Então vou começar com o básico: meu jeito de escrever.

Penso em três assuntos, busco as conexões e tento surpreender quem lê com uma conclusão que não seja absurdamente óbvia (o que nem sempre consigo – se isso não acontece me contento em tirar o leitor para dançar).

Um exemplo de três temas está quicando na minha cabeça agora:

1.     Uma breve história de como conheci três índios;

2.     A vocação dos bombeiros a oferecer santuário; e

3.     A (in)tolerância ao que é diferente.

Lá para o final da década de 80 eu servi, como Tenente do Corpo de Bombeiros, à comunidade de Nova Friburgo. Lá um dos maiores aprendizados que tive foi o fato de que não são só igrejas que servem de santuário. Diversas vezes acolhemos pessoas em situação de total estresse, viajantes dos cantos mais longínquos, mulheres que temiam violência de todo tipo, profissionais que estivessem de passagem, equipes de outras instituições, animais de rua... a lista é infinda.

Fazíamos isso com tal naturalidade que nem parecia ser algo grandioso, ou simplesmente bacana. Havia um refeitório que estava quente em pleno inverno e é pecado jogar comida fora.

Com esse espírito é que tive a oportunidade de travar um breve contato com índios que vieram a nossa cidade. Entre nós houve uma dificuldade inicial de expressão, pois seu líder não falava português e os outros dois eram um pouco mais jovens que eu mesmo era, portanto não se sentiam totalmente seguros em sua missão de expressar suas necessidades.

Em resumo, o que entendi de seus anseios é que eles se sentiam atacados em suas próprias terras e queriam mostrar nas grandes cidades um tanto de sua cultura e de seu valor, para tanto careciam de algum acolhimento.

Meu comandante na época, um oficial que tem um coração do tamanho de um bonde, não se negou a lhes oferecer abrigo e um prato de comida, nas duas semanas que eles se propunham a passar pela cidade.

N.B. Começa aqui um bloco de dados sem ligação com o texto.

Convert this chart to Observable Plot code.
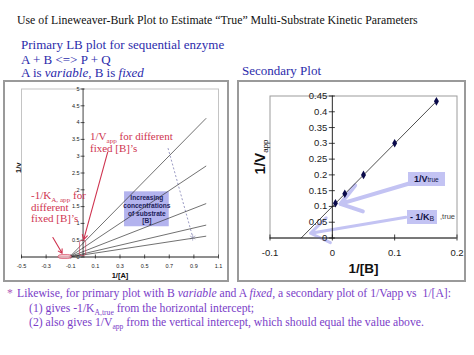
<!DOCTYPE html>
<html>
<head>
<meta charset="utf-8">
<script src="https://cdn.jsdelivr.net/npm/d3@7"></script>
<script src="https://cdn.jsdelivr.net/npm/@observablehq/plot@0.6"></script>
<style>
  html, body { margin: 0; padding: 0; background: #fff; }
  body { width: 474px; height: 355px; position: relative; overflow: hidden; font-family: "Liberation Serif", "Times New Roman", serif; }
  .abs { position: absolute; white-space: nowrap; }
  .box { position: absolute; box-sizing: border-box; border: 2px solid #9a9a9a; background: #fff; }
  .box svg { display: block; }
  .red { color: #cf3450; font-size: 11px; line-height: 11.5px; }
  .blue { color: #2b2bab; font-size: 13px; }
  .purple { color: #7a3dc8; font-size: 11.7px; }
  sub { font-size: 65%; vertical-align: -0.35em; line-height: 0; }
  .lav { position: absolute; background: #c3c3f3; font-family: "Liberation Sans", Arial, sans-serif; color: #111144; white-space: nowrap; }
</style>
</head>
<body>
<script>
// ---------- data ----------
// Primary Lineweaver-Burk plot: one line per fixed [B]
const primaryVappInv = [0.41, 0.27, 0.16, 0.094, 0.062]; // 1/v at 1/[A] = 0
const primaryAtOne   = [4.13, 2.71, 1.59, 0.95, 0.62];   // 1/v at 1/[A] = 1
const primaryXTicks  = [-0.5, -0.3, -0.1, 0.1, 0.3, 0.5, 0.7, 0.9, 1.1];
const primaryYTicks  = [0, 0.5, 1, 1.5, 2, 2.5, 3, 3.5, 4, 4.5, 5];

// Secondary plot: 1/Vapp vs 1/[B]
const secInvB    = [0.005, 0.02, 0.05, 0.1, 0.167];
const secInvVapp = [0.11, 0.14, 0.2, 0.3, 0.433];
const secFitX    = [-0.05, 0.167];
const secFitY    = [0, 0.433];
const secXTicks  = [-0.1, 0, 0.1, 0.2];
const secYTicks  = [0, 0.05, 0.1, 0.15, 0.2, 0.25, 0.3, 0.35, 0.4, 0.45];

// ---------- page text ----------
function el(html, cls, left, top, extra) {
  const d = document.createElement("div");
  d.className = "abs " + (cls || "");
  d.style.left = left + "px"; d.style.top = top + "px";
  if (extra) Object.assign(d.style, extra);
  d.innerHTML = html;
  document.body.appendChild(d);
  return d;
}
el("Use of Lineweaver-Burk Plot to Estimate \u201cTrue\u201d Multi-Substrate Kinetic Parameters", "", 17, 13, {fontSize: "11.8px", color: "#111"});
el("Primary LB plot for sequential enzyme", "blue", 21, 37);
el("A + B &lt;=&gt; P + Q", "blue", 21, 51.5);
el("A is <i>variable</i>, B is <i>fixed</i>", "blue", 21, 65);
el("Secondary Plot", "blue", 242, 63);

// ---------- primary plot ----------
const lines = primaryVappInv.map((v0, i) => ({v0, v1: primaryAtOne[i], slope: primaryAtOne[i] - v0}));
const fmtL = d => d === 0 ? "0" : String(d);
const red = "#cf3450";

const left = Plot.plot({
  width: 222, height: 198,
  marginLeft: 16, marginRight: 9, marginTop: 6.5, marginBottom: 23.5,
  x: {domain: [-0.5, 1.1], axis: null},
  y: {domain: [0, 5], axis: null},
  style: {fontFamily: "Liberation Sans, Arial, sans-serif", background: "transparent"},
  marks: [
    Plot.frame({stroke: "#c4c4c4"}),
    Plot.rect([0], {x1: 0.337, x2: 0.70, y1: 0.9, y2: 1.94, fill: "#b3b3ee"}),
    Plot.text(["Increasing\nconcentrations\nof substrate\n[B]"], {x: 0.518, y: 1.42, text: d => d, fontSize: 6.6, fontWeight: "bold", fill: "#1c1c5a", lineHeight: 1.18}),
    Plot.link([0], {x1: 0.69, y1: 3.24, x2: 0.89, y2: 0.6, stroke: "#9a9ac4", strokeWidth: 1, strokeDasharray: "2,2"}),
    Plot.dot([0], {x: 0.89, y: 0.58, symbol: "asterisk", r: 3, stroke: "#a8a8c8", strokeWidth: 0.8}),
    Plot.link(lines, {x1: d => -d.v0 / d.slope, y1: 0, x2: 1, y2: d => d.v1, stroke: "#333", strokeWidth: 0.7}),
    Plot.ruleY([0], {stroke: "#111", strokeWidth: 0.8}),
    Plot.ruleX([0], {stroke: "#111", strokeWidth: 0.8}),
    Plot.ruleY(primaryYTicks, {y: d => d, x1: 0, x2: 0, insetLeft: -2, insetRight: -2, stroke: "#111", strokeWidth: 0.7}),
    Plot.ruleX(primaryXTicks, {x: d => d, y1: 0, y2: 0, insetTop: -2, insetBottom: -2, stroke: "#111", strokeWidth: 0.7}),
    Plot.text(primaryYTicks, {x: 0, y: d => d, text: fmtL, dx: -3.5, textAnchor: "end", fontSize: 5.5, fill: "#222"}),
    Plot.text(primaryXTicks, {x: d => d, y: 0, text: fmtL, dy: 9, fontSize: 5.5, fill: "#222"}),
    Plot.text(["1/[A]"], {x: 0.3, y: 0, text: d => d, dy: 18.5, fontSize: 7.5, fontWeight: "bold", fill: "#111"}),
    Plot.text(["1/v"], {frameAnchor: "left", dx: -3, rotate: -90, text: d => d, fontSize: 7.5, fontWeight: "bold", fill: "#111"}),
    // red annotations
    Plot.rect([0], {x1: -0.2, x2: -0.09, y1: -0.06, y2: 0.06, rx: 4, fill: "#f2b8c0", fillOpacity: 0.8, stroke: red, strokeWidth: 0.6}),
    Plot.rect([0], {x1: -0.025, x2: 0.025, y1: 0.03, y2: 0.48, rx: 2, fill: "none", stroke: red, strokeWidth: 0.6}),
    Plot.arrow([0], {x1: 0.2, y1: 3.12, x2: 0.005, y2: 0.52, stroke: red, strokeWidth: 1.1, headLength: 7}),
    Plot.arrow([0], {x1: -0.245, y1: 0.58, x2: -0.17, y2: 0.11, stroke: red, strokeWidth: 1.1, headLength: 6})
  ]
});
const lbox = document.createElement("div");
lbox.className = "box";
Object.assign(lbox.style, {left: "3px", top: "80px", width: "226px", height: "202px"});
lbox.appendChild(left);
document.body.appendChild(lbox);

el("1/V<sub>app</sub> for different<br>fixed [B]\u2019s", "red", 90, 131);
el("-1/K<sub>A, app</sub> for<br>different<br>fixed [B]\u2019s", "red", 31, 190);

// ---------- secondary plot ----------
const fmtR = d => d === 0 ? "0" : String(d);
const lav = "#c3c3f3";
const right = Plot.plot({
  width: 225, height: 198,
  marginLeft: 30.5, marginRight: 7.5, marginTop: 13.5, marginBottom: 42.5,
  x: {domain: [-0.1, 0.2], axis: null},
  y: {domain: [0, 0.45], axis: null},
  style: {fontFamily: "Liberation Sans, Arial, sans-serif", background: "transparent"},
  marks: [
    Plot.frame({stroke: "#9c9c9c"}),
    Plot.arrow([0], {x1: 0.122, y1: 0.172, x2: 0.013, y2: 0.108, stroke: lav, strokeWidth: 4, headLength: 11, headAngle: 70}),
    Plot.arrow([0], {x1: 0.118, y1: 0.066, x2: -0.035, y2: 0.015, stroke: lav, strokeWidth: 3, headLength: 11, headAngle: 70}),
    Plot.line(secFitX.map((x, i) => ({x, y: secFitY[i]})), {x: "x", y: "y", stroke: "#222", strokeWidth: 0.8}),
    Plot.ruleY([0], {stroke: "#111", strokeWidth: 0.9}),
    Plot.ruleX([0], {stroke: "#111", strokeWidth: 0.9}),
    Plot.ruleY(secYTicks, {y: d => d, x1: 0, x2: 0, insetLeft: -3, insetRight: -3, stroke: "#111", strokeWidth: 0.8}),
    Plot.ruleX(secXTicks, {x: d => d, y1: 0, y2: 0, insetTop: -3, insetBottom: -3, stroke: "#111", strokeWidth: 0.8}),
    Plot.dot(secInvB.map((x, i) => ({x, y: secInvVapp[i]})), {x: "x", y: "y", symbol: "diamond", r: 2.6, fill: "#0a0a4a"}),
    Plot.text(secYTicks, {x: 0, y: d => d, text: fmtR, dx: -5, textAnchor: "end", fontSize: 9.5, fill: "#222"}),
    Plot.text(secXTicks, {x: d => d, y: 0, text: fmtR, dy: 15, fontSize: 9.5, fill: "#222"}),
    Plot.text(["1/[B]"], {x: 0.05, y: 0, text: d => d, dy: 30.5, fontSize: 13.5, fontWeight: "bold", fill: "#111"})
  ]
});
const rbox = document.createElement("div");
rbox.className = "box";
Object.assign(rbox.style, {left: "237px", top: "80px", width: "229px", height: "202px"});
rbox.appendChild(right);
document.body.appendChild(rbox);

// rotated y label of secondary plot
el("1/V<sub style='font-size:55%;font-weight:normal'>app</sub>", "", 240, 149, {fontFamily: "Liberation Sans, Arial, sans-serif", fontWeight: "bold", fontSize: "14.5px", color: "#111", transform: "rotate(-90deg)", transformOrigin: "center center", width: "40px", textAlign: "center"});

// lavender label boxes
el("<b>1/V</b><span style='font-size:6.5px'>true</span>", "lav", 408, 172, {fontSize: "9px", padding: "2px 6px 2px 6px", height: "10px", lineHeight: "10px"});
el("<b>- 1/K</b><span style='font-size:7px;vertical-align:-1px'>B</span>", "", 407, 210, {position: "absolute", background: lav, fontFamily: "Liberation Sans, Arial, sans-serif", color: "#111144", fontSize: "9px", padding: "2px 3px", height: "10px", lineHeight: "10px"});
el(",true", "", 440, 212, {fontFamily: "Liberation Sans, Arial, sans-serif", color: "#444", fontSize: "7.5px"});

// ---------- bottom notes ----------
el("*", "purple", 7, 287, {color: "#b05ab8"});
el("Likewise, for primary plot with B <i>variable</i> and A <i>fixed</i>, a secondary plot of 1/Vapp vs&nbsp; 1/[A]:", "purple", 17, 287);
el("(1) gives -1/K<sub>A,true</sub> from the horizontal intercept;", "purple", 29, 301.5);
el("(2) also gives 1/V<sub>app</sub> from the vertical intercept, which should equal the value above.", "purple", 29, 316);
</script>
</body>
</html>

Como eu era o oficial de dia quando eles chegaram acabei me tornando uma espécie de contato diplomático.

Durante o dia eles ficavam na Praça Getúlio Vargas, onde hábil e rapidamente construíram uma oca. A noitinha voltavam para se alojar no quartel. Assim começamos a conversar, o que logo se transformou em confiança e o início de uma bela amizade.

Os rapazes começaram a me ensinar algumas palavras em seu idioma, das quais só me lembro de algo que ousarei grafar aqui como PEON WENDY, o que entre muitas risadas me deu a chance de saber algo muito importante: MULHER BONITA! Depois de muito rir, voltei para o meu alojamento tentando encaixar a frase na letra de PRETTY WOMAN.

Procurei tirar o máximo de aprendizado daquela situação e passei boa parte tempo que meus outros afazeres permitiam para aprender um pouquinho mais do que eles tinham a nos oferecer. Eu estava justamente começando a aprender inglês e tive a percepção de que somente a existência de uma linguagem própria deveria ser motivo para recebermos a sua delegação com pompa e circunstância, sem perder de vista de que neste contexto o estrangeiro era eu.

Tudo, todavia, foi destruído de repente. Em uma noite fui chamado para combater um incêndio no Centro da Cidade. Era a oca.

Em ato contínuo levei-os para a Delegacia para registrar queixa-crime.

Esse foi um dos dias mais tristes daquele meu início de carreira. Os olhos do chefe não transpareciam a dor de quem representava um povo que resistiu a tantos males. Grilhões, gripes e grileiros; e todas outras coisas que invasões trazem.

Encerro a nossa conversa tentando resistir ao maniqueísmo óbvio de tentar atribuir o incêndio criminoso a pura maldade, e ponho tudo isso na conta da ignorância.  Quem os conheceu como eu, jamais seria capaz de tal ato, comum a quem despreza o outro e não reconhece a sua condição humana. A única alegria que me restava foi o fato de que eles não estavam na oca no exato momento em que alguém deve ter achado divertido queimar mais três índios. Eles estavam seguros em um lugar com tremenda vocação para santuário.